Section 7 of the Clayton Act
The court considered the plaintiffs' allegations under Section 7 of the Clayton Act, which prohibits acquisitions that may substantially lessen competition. The defendant argued that the claims should be dismissed because the plaintiffs did not allege that Basciani acquired any assets from another corporation. However, the court found it premature to dismiss these claims, emphasizing that the plaintiffs' amended complaint indicated that Basciani and other EMMC members were involved in activities beyond mere membership in the cooperative. The court noted that plaintiffs could present evidence to demonstrate whether Basciani's actions amounted to acquisitions that could have anticompetitive effects. The court further clarified that it would not dismiss the claims based solely on the argument regarding the definition of "acquire," allowing for a thorough examination of the facts during discovery. The court's focus was on whether the alleged actions by the cooperative and its members could result in a substantial lessening of competition in the agaricus mushroom market.
Definition of Relevant Product Market
The court evaluated whether the plaintiffs adequately defined the relevant product market as part of their antitrust claims. A proper market definition is crucial to assess the competitive effects of the alleged conduct. The plaintiffs defined the relevant product market as the market for fresh and canned agaricus mushrooms in the United States and specifically in the eastern United States.
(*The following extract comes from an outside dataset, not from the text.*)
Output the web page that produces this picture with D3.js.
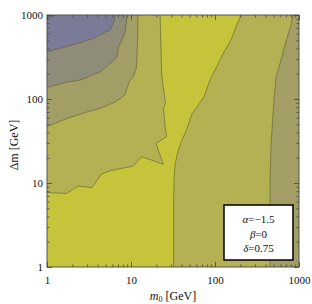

The court found that the plaintiffs provided sufficient factual allegations to support their definition, including that a significant percentage of agaricus mushrooms were produced in the eastern United States and that EMMC members controlled a substantial portion of the market. The court acknowledged that the interchangeability of agaricus mushrooms with other products could be explored further during discovery, but at this stage, the plaintiffs had pled a relevant market that was plausible based on the facts alleged. Consequently, the court declined to dismiss the claims on the grounds of inadequate market definition, allowing the plaintiffs to proceed with their case.
Conclusion
The court ultimately denied Basciani's motion to dismiss, allowing Giant Eagle's claims to proceed based on the reasoning that the plaintiff may demonstrate standing through control relationships or contracts and that the complaint sufficiently alleged concerted action as well as defined a relevant product market. The court emphasized the need for factual development through discovery, particularly in antitrust cases where proof is often within the control of the alleged conspirators. The decision reinforced the principle that antitrust claims should not be dismissed at the pleading stage unless it is clear that the plaintiffs cannot prove their case, thereby facilitating the pursuit of claims that address potential anti-competitive conduct in the market.